Insurable Interest and Beneficiary Rights
The Appellate Division affirmed that IVF had a legally recognized insurable interest in Dr. Natofsky's life as the designated beneficiary of the policy. This conclusion was based on the Shareholders Agreement, which allowed for the purchase of life insurance for the shareholders and named IVF as the beneficiary. The court reiterated that a beneficiary's claim does not arise until the death of the insured, further supporting IVF’s claim. The court found that the Estate failed to produce sufficient evidence to challenge IVF’s established rights as the beneficiary. While the Estate attempted to argue ownership and beneficiary status, the court maintained that the established agreements and the timing of events led to a clear determination that IVF remained the beneficiary post-agreement. This reinforced the principle that beneficiary rights are protected as vested interests once established.
Exclusion of Witness Testimonies
The court addressed the issue of witness testimonies that the Estate claimed were essential to its case. It upheld the trial court's decision to exclude certain testimonies, reasoning that the excluded witnesses did not provide evidence that created a genuine issue of material fact regarding beneficiary status.

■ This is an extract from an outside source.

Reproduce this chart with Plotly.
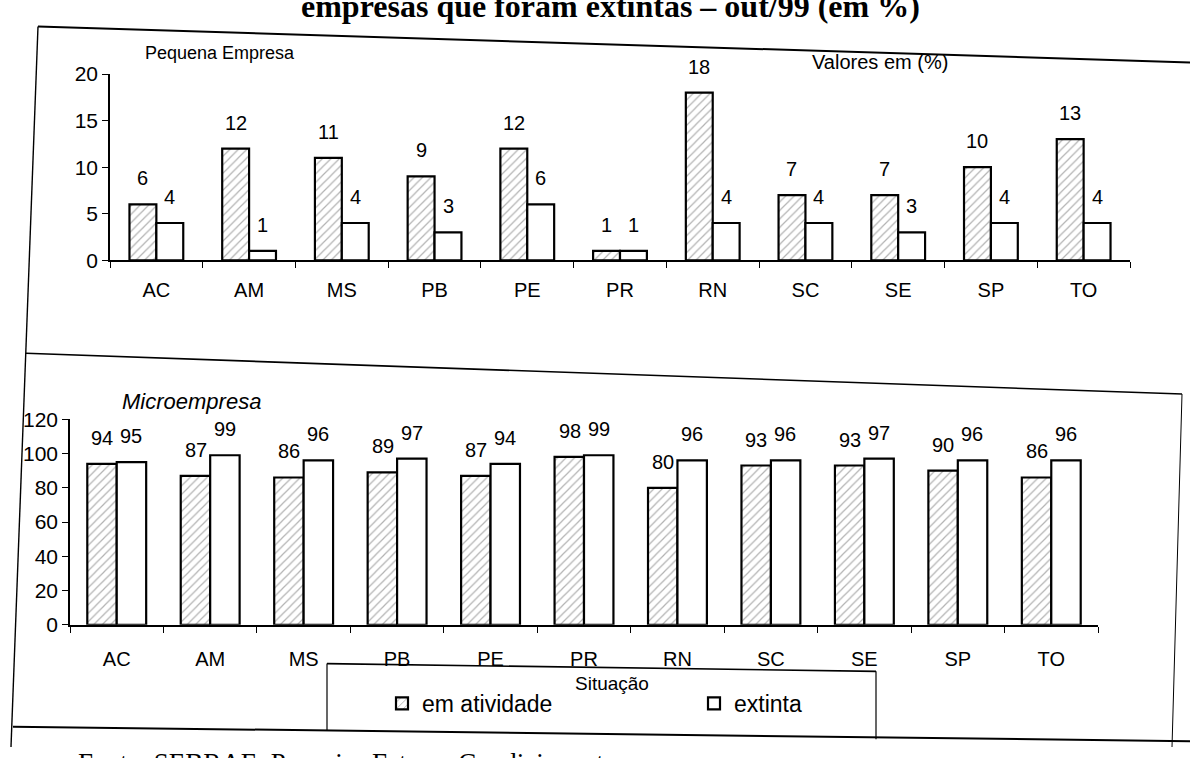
import plotly.graph_objects as go

# Unidades da federação
estados = ["AC", "AM", "MS", "PB", "PE", "PR", "RN", "SC", "SE", "SP", "TO"]

# Pequena empresa (%)
pe_atividade = [6, 12, 11, 9, 12, 1, 18, 7, 7, 10, 13]
pe_extinta = [4, 1, 4, 3, 6, 1, 4, 4, 3, 4, 4]

# Microempresa (%)
me_atividade = [94, 87, 86, 89, 87, 98, 80, 93, 93, 90, 86]
me_extinta = [95, 99, 96, 97, 94, 99, 96, 96, 97, 96, 96]

W, H = 1190, 758
FONT = "Liberation Sans, Arial, sans-serif"
SERIF = "Liberation Serif, Times New Roman, serif"


def px_x(p):
    return p / W


def px_y(p):
    return 1 - p / H


hatch = dict(shape="/", fgcolor="#666666", bgcolor="white", size=6, solidity=0.2)
outline = dict(color="black", width=2.2)

W_TOP, W_BOT = 0.29, 0.315

fig = go.Figure()

fig.add_trace(go.Bar(
    x=estados, y=pe_atividade, name="em atividade", xaxis="x", yaxis="y",
    width=W_TOP, offset=-W_TOP,
    marker=dict(color="white", line=outline, pattern=hatch), legendgroup="a"))
fig.add_trace(go.Bar(
    x=estados, y=pe_extinta, name="extinta", xaxis="x", yaxis="y",
    width=W_TOP, offset=0,
    marker=dict(color="white", line=outline), legendgroup="b"))
fig.add_trace(go.Bar(
    x=estados, y=me_atividade, name="em atividade", xaxis="x2", yaxis="y2",
    width=W_BOT, offset=-W_BOT,
    marker=dict(color="white", line=outline, pattern=hatch), legendgroup="a",
    showlegend=False))
fig.add_trace(go.Bar(
    x=estados, y=me_extinta, name="extinta", xaxis="x2", yaxis="y2",
    width=W_BOT, offset=0,
    marker=dict(color="white", line=outline), legendgroup="b",
    showlegend=False))

# value labels above each bar
annotations = []


def add_labels(vals, xref, yref, shift):
    for e, v in zip(estados, vals):
        annotations.append(dict(
            x=e, y=v, xref=xref, yref=yref, text=str(v), showarrow=False,
            xshift=shift, yshift=13, yanchor="bottom",
            font=dict(family=FONT, size=20, color="black")))


add_labels(pe_atividade, "x", "y", -13.5)
add_labels(pe_extinta, "x", "y", 13.5)
add_labels(me_atividade, "x2", "y2", -14.5)
add_labels(me_extinta, "x2", "y2", 14.5)

# panel captions and page text
annotations += [
    dict(x=px_x(143), y=px_y(42), xref="paper", yref="paper", text="Pequena Empresa",
         showarrow=False, xanchor="left", yanchor="middle",
         font=dict(family=FONT, size=18, color="black")),
    dict(x=px_x(810), y=px_y(52), xref="paper", yref="paper", text="Valores em (%)",
         showarrow=False, xanchor="left", yanchor="middle",
         font=dict(family=FONT, size=20, color="black")),
    dict(x=px_x(120), y=px_y(402), xref="paper", yref="paper", text="<i>Microempresa</i>",
         showarrow=False, xanchor="left", yanchor="middle",
         font=dict(family=FONT, size=22, color="black")),
    dict(x=px_x(612), y=px_y(693), xref="paper", yref="paper", text="Situação",
         showarrow=False, xanchor="center", yanchor="middle",
         font=dict(family=FONT, size=19, color="black")),
    dict(x=px_x(610), y=px_y(14), xref="paper", yref="paper",
         text="<b>empresas que foram extintas – out/99 (em %)</b>",
         showarrow=False, xanchor="center", yanchor="bottom",
         font=dict(family=SERIF, size=32, color="black")),
    dict(x=px_x(76), y=px_y(757), xref="paper", yref="paper",
         text="Fonte: SEBRAE. Pesquisa Fatores Condicionantes",
         showarrow=False, xanchor="left", yanchor="top",
         font=dict(family=SERIF, size=27, color="black")),
]

# frame lines around the panels and the legend box


def seg(x0, y0, x1, y1, width=1.6):
    return dict(type="line", xref="paper", yref="paper",
                x0=px_x(x0), y0=px_y(y0), x1=px_x(x1), y1=px_y(y1),
                line=dict(color="black", width=width))


shapes = [
    seg(38, 15, 1190, 52, 2),       # top edge
    seg(38, 15, 11, 758, 1.4),      # left edge
    seg(26, 352, 1182, 394, 1.6),   # panel divider
    seg(1182, 394, 1172, 758, 1),   # right edge (lower panel)
    seg(13, 737, 1190, 752, 2),     # bottom edge
    seg(327, 672, 876, 680, 1.6),   # legend box top
    seg(327, 672, 327, 741, 1.2),   # legend box left
    seg(876, 680, 876, 750, 1.2),   # legend box right
]

axis_common = dict(
    showline=True, linecolor="black", linewidth=1.6, showgrid=False, zeroline=False,
    ticks="outside", tickcolor="black", ticklen=6, tickwidth=1.2, fixedrange=True)
xfont = dict(family=FONT, size=20, color="black")
yfont = dict(family=FONT, size=21, color="black")

fig.update_layout(
    width=W, height=H, margin=dict(l=0, r=0, t=0, b=0),
    paper_bgcolor="white", plot_bgcolor="white",
    barmode="overlay",
    xaxis=dict(domain=[px_x(110), px_x(1130)], anchor="y", tickson="boundaries",
               ticklabelstandoff=11, tickfont=xfont, **axis_common),
    yaxis=dict(domain=[px_y(256), px_y(64)], anchor="x", range=[0, 20], dtick=5,
               tickfont=yfont, **axis_common),
    xaxis2=dict(domain=[px_x(70), px_x(1098)], anchor="y2", tickson="boundaries",
                ticklabelstandoff=15, tickfont=xfont, **axis_common),
    yaxis2=dict(domain=[px_y(632), px_y(420)], anchor="x2", range=[0, 120], dtick=20,
                tickfont=yfont, **axis_common),
    legend=dict(
        orientation="h", x=px_x(382), y=px_y(713), xanchor="left", yanchor="middle",
        bgcolor="rgba(0,0,0,0)", entrywidth=267, traceorder="normal",
        font=dict(family=FONT, size=23, color="black")),
    annotations=annotations,
    shapes=shapes,
    showlegend=True,
)

fig.write_html("out.html")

The court found that the testimonies offered by the Estate were not sufficient to substantiate claims of fraud or misrepresentation that could affect IVF's rights. By excluding these testimonies, the court maintained its focus on the evidentiary standards required to support a claim in summary judgment motions. Consequently, this exclusion was deemed appropriate given the context of the case and the lack of material evidence that could have changed the outcome regarding IVF’s beneficiary status.
Conclusion on Estate's Counterclaims
Ultimately, the Appellate Division concluded that the Estate's counterclaims were not viable against IVF and were appropriately dismissed by the trial court. The Estate's claims of fraud, unjust enrichment, and tortious interference were all deemed baseless due to the clear terms of the Settlement Agreement and the established beneficiary rights of IVF. The court reasoned that any alleged misrepresentations did not affect the outcome, as the Estate could not demonstrate reliance or detriment based on the supposed falsehoods. The ruling reinforced the legal principle that parties must adhere to the agreements they enter into, particularly regarding the release of claims. Consequently, the appellate court affirmed the trial court's decision, thereby establishing the finality of IVF's rights to the insurance policy proceeds.